Most mentoring relationships come to a natural ending: the original issues have been resolved, one or other of the parties has moved on, or the agreed time limit is reached. A good ending involves a review of the mentoring process, learning and achievements, and a celebration.
The HSRAANZ Mentoring Program runs for approximately 12 months. The one-year time limit on the formal mentoring relationship aims to provide "turnover" and opportunities for more participants. It also allows mentors and mentees to reflect on the process to date and make sure they are on the same page for what happens next. Participants may decide to end the relationship or to continue on an ad-hoc/informal basis beyond the 12 months program.
As our 2018/19 Program draws to an end and we asked a couple of our pairings to reveiw their mentoring journey and provide advice for prospective mentors and mentees.
Why did you participate in the Mentoring Program?
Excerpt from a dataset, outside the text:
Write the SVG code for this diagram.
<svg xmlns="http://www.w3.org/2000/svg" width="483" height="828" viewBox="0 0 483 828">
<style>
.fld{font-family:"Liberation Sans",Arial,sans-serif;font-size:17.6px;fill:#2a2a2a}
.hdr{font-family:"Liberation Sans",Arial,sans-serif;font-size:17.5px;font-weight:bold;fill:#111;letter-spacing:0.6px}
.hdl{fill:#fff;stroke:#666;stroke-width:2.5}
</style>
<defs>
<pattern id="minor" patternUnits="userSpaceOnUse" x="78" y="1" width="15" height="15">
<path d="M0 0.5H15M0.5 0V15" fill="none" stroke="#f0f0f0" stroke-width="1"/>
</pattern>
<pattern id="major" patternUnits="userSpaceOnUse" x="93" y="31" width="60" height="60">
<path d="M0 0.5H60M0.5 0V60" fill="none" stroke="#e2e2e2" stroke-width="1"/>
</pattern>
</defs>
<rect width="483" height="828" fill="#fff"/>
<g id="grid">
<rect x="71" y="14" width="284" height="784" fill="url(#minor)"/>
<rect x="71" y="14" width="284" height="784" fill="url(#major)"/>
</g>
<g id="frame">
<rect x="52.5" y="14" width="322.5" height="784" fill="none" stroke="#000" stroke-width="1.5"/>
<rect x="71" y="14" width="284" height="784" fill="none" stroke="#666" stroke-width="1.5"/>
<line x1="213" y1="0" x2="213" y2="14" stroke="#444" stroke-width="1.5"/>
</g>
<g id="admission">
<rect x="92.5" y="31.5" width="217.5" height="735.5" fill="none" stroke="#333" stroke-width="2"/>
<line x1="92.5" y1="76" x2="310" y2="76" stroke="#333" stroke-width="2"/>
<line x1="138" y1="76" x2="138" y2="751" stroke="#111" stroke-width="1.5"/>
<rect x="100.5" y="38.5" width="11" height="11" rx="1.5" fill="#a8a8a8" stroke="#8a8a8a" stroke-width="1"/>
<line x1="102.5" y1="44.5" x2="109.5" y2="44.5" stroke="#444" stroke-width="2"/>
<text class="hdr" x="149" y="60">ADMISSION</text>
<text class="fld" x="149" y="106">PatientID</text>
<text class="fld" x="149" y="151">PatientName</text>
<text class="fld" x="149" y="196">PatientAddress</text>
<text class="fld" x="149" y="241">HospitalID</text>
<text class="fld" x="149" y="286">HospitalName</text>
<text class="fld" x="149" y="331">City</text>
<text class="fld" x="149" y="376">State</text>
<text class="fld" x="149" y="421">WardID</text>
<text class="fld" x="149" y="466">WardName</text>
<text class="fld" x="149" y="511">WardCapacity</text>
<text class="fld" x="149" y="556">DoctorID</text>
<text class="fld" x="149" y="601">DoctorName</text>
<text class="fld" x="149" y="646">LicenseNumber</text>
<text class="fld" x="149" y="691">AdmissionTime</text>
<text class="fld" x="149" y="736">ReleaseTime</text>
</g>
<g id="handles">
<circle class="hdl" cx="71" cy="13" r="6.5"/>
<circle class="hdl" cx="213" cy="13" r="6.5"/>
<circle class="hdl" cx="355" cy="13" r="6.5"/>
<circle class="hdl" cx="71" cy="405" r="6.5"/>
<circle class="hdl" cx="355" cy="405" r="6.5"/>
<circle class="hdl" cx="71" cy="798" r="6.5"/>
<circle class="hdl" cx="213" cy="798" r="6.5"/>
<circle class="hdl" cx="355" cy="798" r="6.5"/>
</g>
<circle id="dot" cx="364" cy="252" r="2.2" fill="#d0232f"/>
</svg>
Mentee 1— I had finished my PhD a couple of years back, landed a couple of post-doctoral positions in two different areas (Dementia and Child Protection) and also held a non-academic research position in government (in Cardiology health systems and outcomes research) and I was not sure where my career was going and what I needed to focus on. So I thought it might be a good idea to get some help, talk to someone who has been there and done that, and do some reflective practice in. All my research work has been in health services research so I decided to re-sign up to the association and to apply to have a mentor.
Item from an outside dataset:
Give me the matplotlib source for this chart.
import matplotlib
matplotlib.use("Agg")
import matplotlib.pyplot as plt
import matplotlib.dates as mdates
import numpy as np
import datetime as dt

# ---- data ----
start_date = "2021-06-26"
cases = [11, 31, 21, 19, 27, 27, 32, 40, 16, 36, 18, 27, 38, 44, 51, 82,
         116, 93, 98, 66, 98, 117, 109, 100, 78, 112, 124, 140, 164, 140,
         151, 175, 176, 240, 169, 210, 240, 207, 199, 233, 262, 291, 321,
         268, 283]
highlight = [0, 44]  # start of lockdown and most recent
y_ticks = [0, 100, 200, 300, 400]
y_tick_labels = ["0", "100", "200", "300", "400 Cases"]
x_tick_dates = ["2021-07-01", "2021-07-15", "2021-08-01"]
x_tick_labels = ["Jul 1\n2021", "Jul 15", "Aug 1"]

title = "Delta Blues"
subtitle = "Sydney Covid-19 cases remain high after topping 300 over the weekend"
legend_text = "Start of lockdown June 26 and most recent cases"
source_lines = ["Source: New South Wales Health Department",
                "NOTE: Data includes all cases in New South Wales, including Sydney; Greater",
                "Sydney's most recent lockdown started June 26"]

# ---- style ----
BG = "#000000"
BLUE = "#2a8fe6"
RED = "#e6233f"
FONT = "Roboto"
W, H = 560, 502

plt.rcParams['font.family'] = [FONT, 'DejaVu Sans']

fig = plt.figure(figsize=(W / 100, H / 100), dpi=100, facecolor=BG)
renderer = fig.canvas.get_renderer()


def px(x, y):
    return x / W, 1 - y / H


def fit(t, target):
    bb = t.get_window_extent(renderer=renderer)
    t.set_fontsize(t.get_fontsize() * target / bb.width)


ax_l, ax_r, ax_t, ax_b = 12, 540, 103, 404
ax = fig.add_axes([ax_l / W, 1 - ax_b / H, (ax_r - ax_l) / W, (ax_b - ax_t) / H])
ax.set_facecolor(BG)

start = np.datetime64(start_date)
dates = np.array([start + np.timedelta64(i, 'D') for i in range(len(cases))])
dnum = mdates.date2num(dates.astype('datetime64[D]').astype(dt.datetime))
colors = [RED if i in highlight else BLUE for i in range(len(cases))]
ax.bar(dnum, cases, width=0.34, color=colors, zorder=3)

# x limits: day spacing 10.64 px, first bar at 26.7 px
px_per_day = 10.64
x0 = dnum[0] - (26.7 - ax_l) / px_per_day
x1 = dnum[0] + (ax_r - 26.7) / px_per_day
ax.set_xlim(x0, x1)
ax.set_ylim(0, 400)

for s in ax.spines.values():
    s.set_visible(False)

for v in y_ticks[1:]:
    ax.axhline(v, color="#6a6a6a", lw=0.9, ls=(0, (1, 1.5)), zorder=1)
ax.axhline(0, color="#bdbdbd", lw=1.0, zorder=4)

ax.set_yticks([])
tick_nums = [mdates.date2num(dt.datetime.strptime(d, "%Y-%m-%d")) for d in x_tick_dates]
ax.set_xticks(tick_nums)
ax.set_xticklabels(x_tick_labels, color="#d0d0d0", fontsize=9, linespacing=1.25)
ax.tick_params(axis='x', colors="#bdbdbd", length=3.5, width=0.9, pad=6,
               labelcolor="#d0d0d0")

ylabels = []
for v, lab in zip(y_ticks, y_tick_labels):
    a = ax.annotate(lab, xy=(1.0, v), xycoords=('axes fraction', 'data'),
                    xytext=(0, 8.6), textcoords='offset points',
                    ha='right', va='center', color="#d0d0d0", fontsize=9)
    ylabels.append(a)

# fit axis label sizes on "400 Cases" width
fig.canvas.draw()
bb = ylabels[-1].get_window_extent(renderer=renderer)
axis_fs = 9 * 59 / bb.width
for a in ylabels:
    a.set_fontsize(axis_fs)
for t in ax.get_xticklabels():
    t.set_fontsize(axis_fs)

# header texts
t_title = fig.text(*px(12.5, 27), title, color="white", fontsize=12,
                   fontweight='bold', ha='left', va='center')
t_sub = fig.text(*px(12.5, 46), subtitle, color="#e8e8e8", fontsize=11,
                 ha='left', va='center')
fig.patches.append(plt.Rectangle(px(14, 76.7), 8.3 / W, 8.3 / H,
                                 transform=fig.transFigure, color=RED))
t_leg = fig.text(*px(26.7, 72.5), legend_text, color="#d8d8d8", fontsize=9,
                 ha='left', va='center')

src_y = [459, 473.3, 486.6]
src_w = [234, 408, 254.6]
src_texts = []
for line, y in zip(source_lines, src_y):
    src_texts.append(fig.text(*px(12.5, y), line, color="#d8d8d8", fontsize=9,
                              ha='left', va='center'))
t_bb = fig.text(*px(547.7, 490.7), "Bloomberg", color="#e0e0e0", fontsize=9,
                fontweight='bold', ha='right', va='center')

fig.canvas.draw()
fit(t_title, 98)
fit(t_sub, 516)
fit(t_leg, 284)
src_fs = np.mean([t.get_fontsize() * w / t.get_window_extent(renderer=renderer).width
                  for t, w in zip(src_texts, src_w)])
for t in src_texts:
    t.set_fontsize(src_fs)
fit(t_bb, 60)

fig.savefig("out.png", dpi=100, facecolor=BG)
Mentor 1— I have participated in several mentoring schemes, both as a mentee and more recently a mentor, and have found the experience valuable and rewarding. Throughout my academic career I have had many mentors, both formal and informal who have provided invaluable support and advice. I feel very privileged to be able to provide support and encouragement to the next generation of academics in Health Services Research and to be able to give something back to my profession. This was my main motivation for becoming a mentor in the HSRAANZ Program.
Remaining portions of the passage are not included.